For future work we could change how we launch GuestManager components for development purposes. Simple guests, like debian or zircon don't require any capabilities aside from GuestLifecycle, so we could support launching these components into a collection of their own to reduce the number of custom core-realm shards are needed to support virtualization workflows.

Security considerations

The vmm needs some privileged capabilities to properly operate (ex: the HypervisorResource, some /dev directories). This design avoids exposing these privileged capabilities to the session.

One capability difference with this design is before we offered a protocol that represented a single VM instance (ex: fuchsia.virtualization.TerminaGuestManager) and now we will offer a capability to create an arbitrary number VM instances using the fuchsia.virtualization.GuestManager protocol. This capability is exposed through the vmm component only and we will not allow the session to launch arbitrary components into the collection that contains the vmms instances.

Any guests created by a session will be stopped whenever their GuestLifecycle channel has closed to ensure no guests continue running after the user session has stopped.

To avoid leaking state between vmm instances, mutable directory capabilities will be dynamically routed to vmm instances from the corresponding GuestManager component associated with each instance, rather than, for example, statically routing a shared directory capability. This also allows for sessions to manage and protect stateful VM data in a consistent way.

Documentation

Details of how products consume virtualization will be documented in a new section of the virtualization documentation on fuchsia.dev. This will include details on the set of FIDL protocols that the product session can consume and any best practices.

Testing

As part of this change all the existing integration tests will be converted to use the vmm_launcher to demonstrate correct functionality. We will also explore possible ways to fuzz test the vmm_launcher to verify that vmm instances are not routed shared, stateful capabilities.

Alternatives Considered

Remove the need for a VmmLauncher component

vmm_launcher.cm as proposed in this document doesn't do anything interesting, it just creates components into a collection in response to in-bound connection requests. This is something that could be handled by the Component Framework directly which would allow us to remove this component.
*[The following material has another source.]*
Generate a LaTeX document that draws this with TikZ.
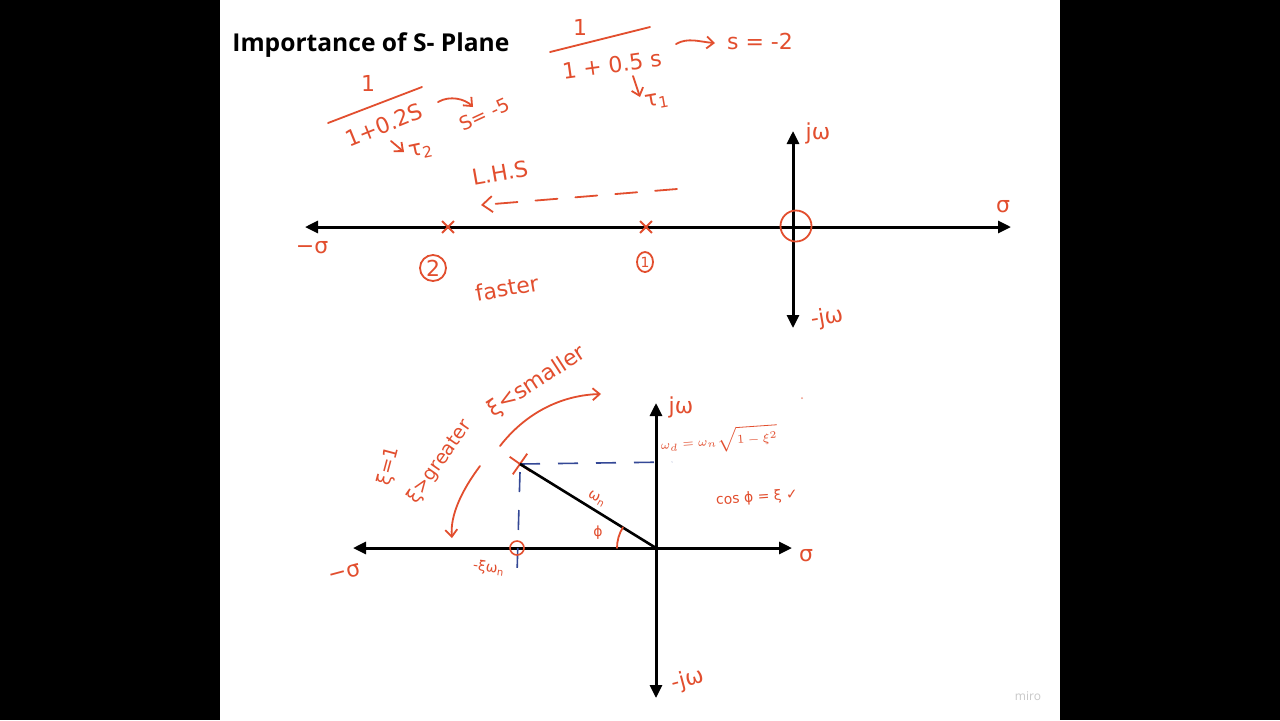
\documentclass[tikz,border=0pt]{standalone}
\usepackage{fontspec}
\setmainfont{Open Sans}
\newfontfamily\handf{DejaVu Sans}
\usetikzlibrary{arrows.meta,shapes.misc,shapes.geometric}
\definecolor{hand}{RGB}{226,78,46}
\definecolor{dashblue}{RGB}{52,72,150}
\definecolor{wm}{RGB}{200,200,200}
\begin{document}
\begin{tikzpicture}[x=0.5pt,y=-0.5pt,
  axis/.style={line width=1.5pt,-{Triangle[length=6.5pt,width=6pt]}},
  hw/.style={text=hand,font=\handf\fontsize{11}{13}\selectfont,inner sep=0pt},
  hwm/.style={text=hand,font=\handf\fontsize{9.5}{11}\selectfont,inner sep=0pt},
  hws/.style={text=hand,font=\handf\fontsize{7}{8}\selectfont,inner sep=0pt},
  hline/.style={draw=hand,line width=0.9pt,line cap=round},
  harrow/.style={hline,-{Straight Barb[length=3.5pt,width=6pt]}},
  xmark/.style={cross out,draw=hand,line width=0.9pt,inner sep=0pt},
  bluedash/.style={draw=dashblue,line width=0.8pt,dash pattern=on 10pt off 9pt}]
% page
\fill[black] (0,0) rectangle (1280,720);
\fill[white] (220,0) rectangle (1060,720);
\useasboundingbox (0,0) rectangle (1280,720);
% title
\node[anchor=west,inner sep=0pt,font=\bfseries\fontsize{12.3}{14}\selectfont] (title) at (232,45) {Importance of S- Plane};
% ---------- upper axes ----------
\coordinate (uo) at (793,227);
\coordinate (uL) at (305,227);
\coordinate (uR) at (1011,227);
\coordinate (uT) at (793,131);
\coordinate (uB) at (793,328);
\draw[axis] (uo) -- (uL);
\draw[axis] (uo) -- (uR);
\draw[axis] (uo) -- (uT);
\draw[axis] (uo) -- (uB);
\node[hw] (ujw) at (818,133) {jω};
\node[hw] (usig) at (1003,207) {σ};
\node[hw,rotate=10] (unjw) at (827,318) {-jω};
\node[hw] (unsig) at (312,248) {−σ};
\node[circle,draw=hand,line width=0.9pt,minimum size=15.5pt,inner sep=0pt] (oc) at (796,226) {};
% poles
\node[xmark,minimum size=5pt] (p2) at (448,227) {};
\node[xmark,minimum size=5pt] (p1) at (646,227) {};
\node[circle,draw=hand,line width=0.9pt,minimum size=13pt,inner sep=0pt,hw] (c2) at (433,268) {2};
\node[ellipse,draw=hand,line width=0.9pt,minimum width=8pt,minimum height=10pt,inner sep=0pt,hws] (c1) at (645,262) {1};
\node[hw,rotate=10] (fast) at (507,288) {faster};
% LHS arrow
\node[hw,rotate=10] (lhs) at (500,173) {L.H.S};
\coordinate (lhsR) at (677,189);
\coordinate (lhsL) at (481,205);
\draw[hline,dash pattern=on 11pt off 9pt,-{Straight Barb[length=5pt,width=8pt]}] (lhsR) -- (lhsL);
% top fraction 1/(1+0.5s)
\node[hw] (f1num) at (580,27) {1};
\draw[hline] (550,52) -- (650,27);
\node[hw,rotate=8] (f1den) at (612,65) {1 + 0.5 s};
\node[hw] (s2) at (760,41) {s = -2};
\coordinate (a1s) at (676,44);
\coordinate (a1e) at (715,43);
\draw[harrow] (a1s) .. controls (688,37) and (700,42) .. (a1e);
\coordinate (d1s) at (633,76);
\coordinate (d1e) at (640,97);
\draw[harrow] (d1s) -- (d1e);
\node[hw,rotate=10] (tau1) at (657,101) {τ\textsubscript{1}};
% left fraction 1/(1+0.2s)
\node[hw] (f2num) at (368,83) {1};
\draw[hline] (328,123) -- (422,87);
\node[hw,rotate=22] (f2den) at (384,125) {1+0.2S};
\coordinate (a2s) at (438,102);
\coordinate (a2e) at (473,107);
\draw[harrow] (a2s) .. controls (450,95) and (465,99) .. (a2e);
\node[hwm,rotate=25] (s5) at (485,114) {S= -5};
\coordinate (d2s) at (391,141);
\coordinate (d2e) at (404,152);
\draw[harrow] (d2s) -- (d2e);
\node[hw,rotate=12] (tau2) at (421,151) {τ\textsubscript{2}};
% ---------- lower axes ----------
\coordinate (lo) at (656,548);
\coordinate (lL) at (353,548);
\coordinate (lR) at (792,548);
\coordinate (lT) at (656,403);
\coordinate (lB) at (656,698);
\draw[axis] (lo) -- (lL);
\draw[axis] (lo) -- (lR);
\draw[axis] (lo) -- (lT);
\draw[axis] (lo) -- (lB);
\node[hw] (ljw) at (681,407) {jω};
\node[hw] (lsig) at (806,556) {σ};
\node[hw,rotate=15] (lnjw) at (688,680) {-jω};
\node[hw,rotate=15] (lnsig) at (345,573) {−σ};
% pole and geometry
\node[xmark,minimum size=8pt,rotate=10] (pc) at (520,464) {};
\draw[bluedash] (pc.center) -- (672,462);
\draw[bluedash] (pc.center) ++(0,8) -- (517,574);
\draw[line width=1.3pt] (pc.center) -- (lo);
\node[circle,draw=hand,line width=0.8pt,minimum size=7pt,inner sep=0pt] (sc) at (517,548) {};
\node[hws,rotate=-8] (xwn) at (489,568) {-ξω\textsubscript{n}};
\node[hws,rotate=-30] (wn) at (597,499) {ω\textsubscript{n}};
\node[hws] (phi) at (598,533) {ϕ};
\draw[hline] (617,548) arc[start angle=180,end angle=212,radius=39];
\node[hw,font=\fontsize{6.5}{8}\selectfont,rotate=4] (wd) at (719,440) {$\omega_d=\omega_n\sqrt{1-\xi^2}$};
\node[hws,rotate=4] (cosphi) at (757,498) {cos ϕ = ξ ✓};
\fill[hand!60] (802,398) circle[radius=1];
% damping annotations
\node[hw,rotate=33] (smaller) at (537,382) {ξ<smaller};
\coordinate (sas) at (500,446);
\coordinate (sae) at (601,394);
\draw[harrow] (sas) .. controls (528,410) and (565,395) .. (sae);
\node[hwm,rotate=75] (xi1) at (389,466) {ξ=1};
\node[hwm,rotate=55] (greater) at (440,462) {ξ>greater};
\coordinate (gas) at (480,466);
\coordinate (gae) at (452,538);
\draw[harrow] (gas) .. controls (462,490) and (450,515) .. (gae);
% watermark
\node[text=wm,font=\fontsize{6}{7}\selectfont,inner sep=0pt] (miro) at (1028,696) {miro};
\end{tikzpicture}
\end{document}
For example, to support this the Component Framework could provide a way to create a homogeneous collection of components. Instead of creating a dynamic child into these collections, components would be auto-started whenever they were connected to.

Adding a bespoke component to do this is not a large amount of work, but if this is a common pattern it may make sense to consider adding this to the Component Framework directly.

Add an explicit VmmLauncher protocol

Instead of implicitly creating new vmm components in response to a connection to the existing GuestLifecycle protocol, we could create a new, named protocol to use for the VmmLauncher. This design would be appropriate if we find the need to expand the API footprint to include more functionality than what is currently proposed.

library fuchsia.virtualization;

@discoverable
protocol VmmLauncher {
    /// Launches a new, uninitialized virtual machine. The bound
    /// `GuestLifecycle` can be used to initialize the VM and start or stop it.
    ///
    /// The VM will be stopped and the component destroyed when the
    ///`GuestLifecycle` channel is closed.
    Launch(resource struct {
        lifecycle server_end:GuestLifecycle;
    });

    /// ... other functionality ...
};

Since we don't require any additional functionality yet we will prefer to just use the existing set of protocols instead.